There's a good balance between the thrill of chasing the terrorist "John Harrison" (Cumberbatch) and developing the relationships among the USS Enterprise crew. It has to be said that the bromantic link that Spock has with Kirk outshines the loveydovey one he has with Uhura by ten million suns. With the origin story over, Into Darkness gives the characters more room to breathe and more space to explore. Simon Pegg as second officer and chief engineer Scotty is an absolute show-stealer and even Anton Yelchin as the navigator Chekov has his shining moments. The script is busy with banter that will have you chuckling and cheering as Dr. "Bones" McCoy (Karl Urban) utters, "Damn it, Jim!
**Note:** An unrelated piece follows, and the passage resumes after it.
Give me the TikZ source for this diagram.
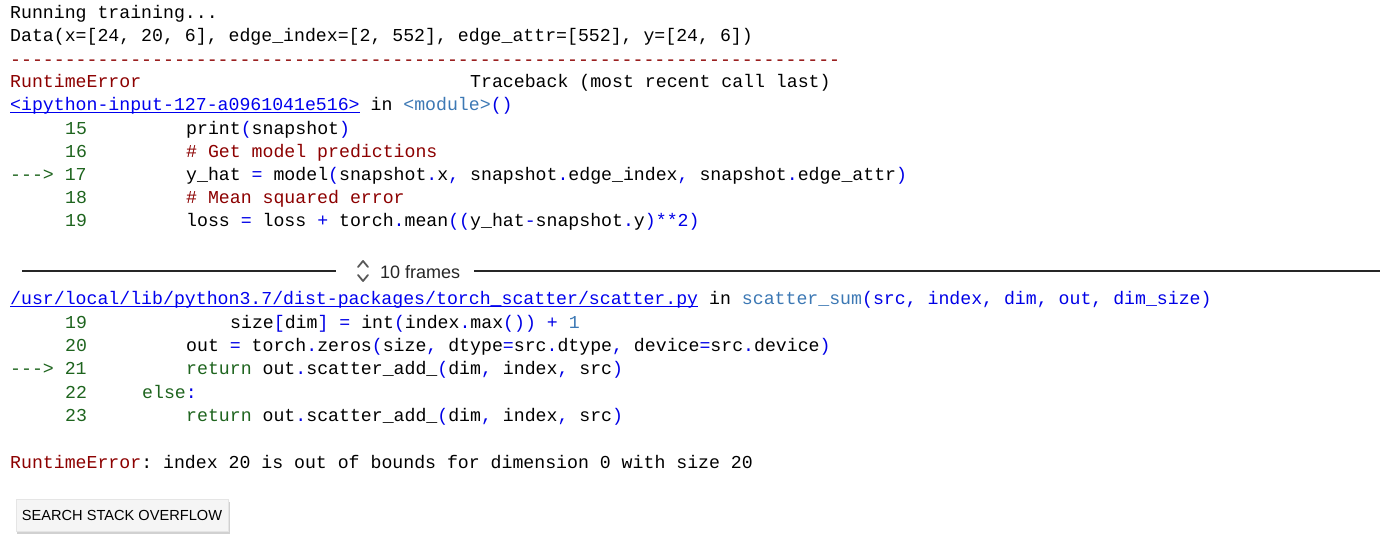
\documentclass[tikz,border=0pt]{standalone}
\usepackage{fontspec}
\setmainfont{Liberation Sans}
\setmonofont{Liberation Mono}
\definecolor{dred}{RGB}{140,0,0}
\definecolor{dgrn}{RGB}{30,100,30}
\definecolor{oblu}{RGB}{0,0,230}
\definecolor{lnk}{RGB}{0,0,238}
\definecolor{mblu}{RGB}{60,120,180}
\newcommand\cred[1]{\textcolor{dred}{#1}}
\newcommand\cgrn[1]{\textcolor{dgrn}{#1}}
\newcommand\cblu[1]{\textcolor{oblu}{#1}}
\newcommand\cmod[1]{\textcolor{mblu}{#1}}
\newcommand\clnk[1]{\textcolor{lnk}{\setbox0\hbox{#1}\rlap{\rule[-2.5pt]{\wd0}{1.1pt}}\box0}}
\begin{document}
\begin{tikzpicture}[x=1pt,y=-1pt,
  t/.style={anchor=base west,inner sep=0pt,font=\ttfamily\fontsize{18.2}{20}\selectfont},
  num/.style={t,text=dgrn}]
\useasboundingbox (0,0) rectangle (1380,534);
\node[t] (l1) at (10,19) {Running training...};
\node[t] (l2) at (10,42) {Data(x=[24, 20, 6], edge\_index=[2, 552], edge\_attr=[552], y=[24, 6])};
\node[t,text=dred] (l3) at (10,66) {----------------------------------------------------------------------------};
\node[t] (l4) at (10,88) {\cred{RuntimeError}};
\node[t] (l4b) at (470,88) {Traceback (most recent call last)};
\node[t] (l5) at (10,111) {\clnk{<ipython-input-127-a0961041e516>} in \cmod{<module>}\cblu{()}};
\node[num] (n15) at (65,135) {15};
\node[t] (c15) at (186,135) {print\cblu{(}snapshot\cblu{)}};
\node[num] (n16) at (65,158) {16};
\node[t] (c16) at (186,158) {\cred{\# Get model predictions}};
\node[num] (n17) at (10,181) {---> 17};
\node[t] (c17) at (186,181) {y\_hat \cblu{=} model\cblu{(}snapshot\cblu{.}x\cblu{,} snapshot\cblu{.}edge\_index\cblu{,} snapshot\cblu{.}edge\_attr\cblu{)}};
\node[num] (n18) at (65,204) {18};
\node[t] (c18) at (186,204) {\cred{\# Mean squared error}};
\node[num] (n19) at (65,227) {19};
\node[t] (c19) at (186,227) {loss \cblu{=} loss \cblu{+} torch\cblu{.}mean\cblu{((}y\_hat\cblu{-}snapshot\cblu{.}y\cblu{)**2)}};
% frames separator
\draw[line width=1.6pt,black!85] (22,271) -- (336,271);
\draw[line width=1.6pt,black!85] (474,271) -- (1380,271);
\draw[line width=1.8pt,black!65,line cap=round,line join=round] (358,267) -- (363,261) -- (368,267);
\draw[line width=1.8pt,black!65,line cap=round,line join=round] (358,275) -- (363,281) -- (368,275);
\node[anchor=west,inner sep=0pt,font=\fontsize{18}{20}\selectfont,text=black!85] (fr) at (380,272) {10 frames};
\node[t] (m1) at (10,305) {\clnk{/usr/local/lib/python3.7/dist-packages/torch\_scatter/scatter.py} in \cmod{scatter\_sum}\cblu{(src, index, dim, out, dim\_size)}};
\node[num] (k19) at (65,328) {19};
\node[t] (d19) at (230,328) {size\cblu{[}dim\cblu{]} \cblu{=} int\cblu{(}index\cblu{.}max\cblu{())} \cblu{+} \cmod{1}};
\node[num] (k20) at (65,351) {20};
\node[t] (d20) at (186,351) {out \cblu{=} torch\cblu{.}zeros\cblu{(}size\cblu{,} dtype\cblu{=}src\cblu{.}dtype\cblu{,} device\cblu{=}src\cblu{.}device\cblu{)}};
\node[num] (k21) at (10,374) {---> 21};
\node[t] (d21) at (186,374) {\cgrn{return} out\cblu{.}scatter\_add\_\cblu{(}dim\cblu{,} index\cblu{,} src\cblu{)}};
\node[num] (k22) at (65,398) {22};
\node[t] (d22) at (142,398) {\cgrn{else}\cblu{:}};
\node[num] (k23) at (65,421) {23};
\node[t] (d23) at (186,421) {\cgrn{return} out\cblu{.}scatter\_add\_\cblu{(}dim\cblu{,} index\cblu{,} src\cblu{)}};
\node[t] (err) at (10,468) {\cred{RuntimeError}: index 20 is out of bounds for dimension 0 with size 20};
% button
\fill[black!18] (17,502) rectangle (230,534);
\node[draw=black!10,fill=black!4,minimum width=212pt,minimum height=32pt,inner sep=0pt,font=\fontsize{14.6}{16}\selectfont] (btn) at (122,515) {SEARCH STACK OVERFLOW};
\end{tikzpicture}
\end{document}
I'm a doctor not a-"
Now let's talk Benedict Cumberbatch. He played supporting roles to James McAvoy in Starter for 10 and Atonement, starting out a bit under the radar but his role as Sherlock Holmes catapulted him into (Internet) superstardom. If you enjoyed his fictional fighting skills in Sherlock's The Blind Banker, rejoice! He's nothing but smoldering hotness in this film, enough to probably make some guys question their sexual preference. It's okay to like him, guys. He's pretty.
Admit it. You’ll pursue him in enemy territory too
So what's not to love about this film? We go back to the first prerequisite for enjoying it: you have to like the "alternate/parallel universe" within which the plot operates. The Star Trek franchise isn't exactly known for fistfights and big explosions. It's about exploration and inevitably, that leads to some insights about humankind. There's some glimmer of this in Into Darkness but that's all it is: a faint twinkle.
We like that punches are thrown in real-time because in a post-300 world, most fight scenes are done in stylized slow motion but much as we enjoy action, the story lacks depth. We also don’t like that the women aren’t given key roles while John Cho as Hikaru Sulu gets to sit in the captain’s chair. We like Cho’s stern speech but they could’ve written better parts for the women and made Uhura and Carol (Alive Eve) a little less like Disney Princesses.
We’re sure you can kick butt, Uhura. No need for tears.
Forgive us for this one little spoiler, which happens in the first few minutes: We would've like to see the effect of the USS Enterprise being revealed to an unwitting civilization because that's what Star Trek is about: Discovery (often of the self) and the humility the vastness of the universe brings.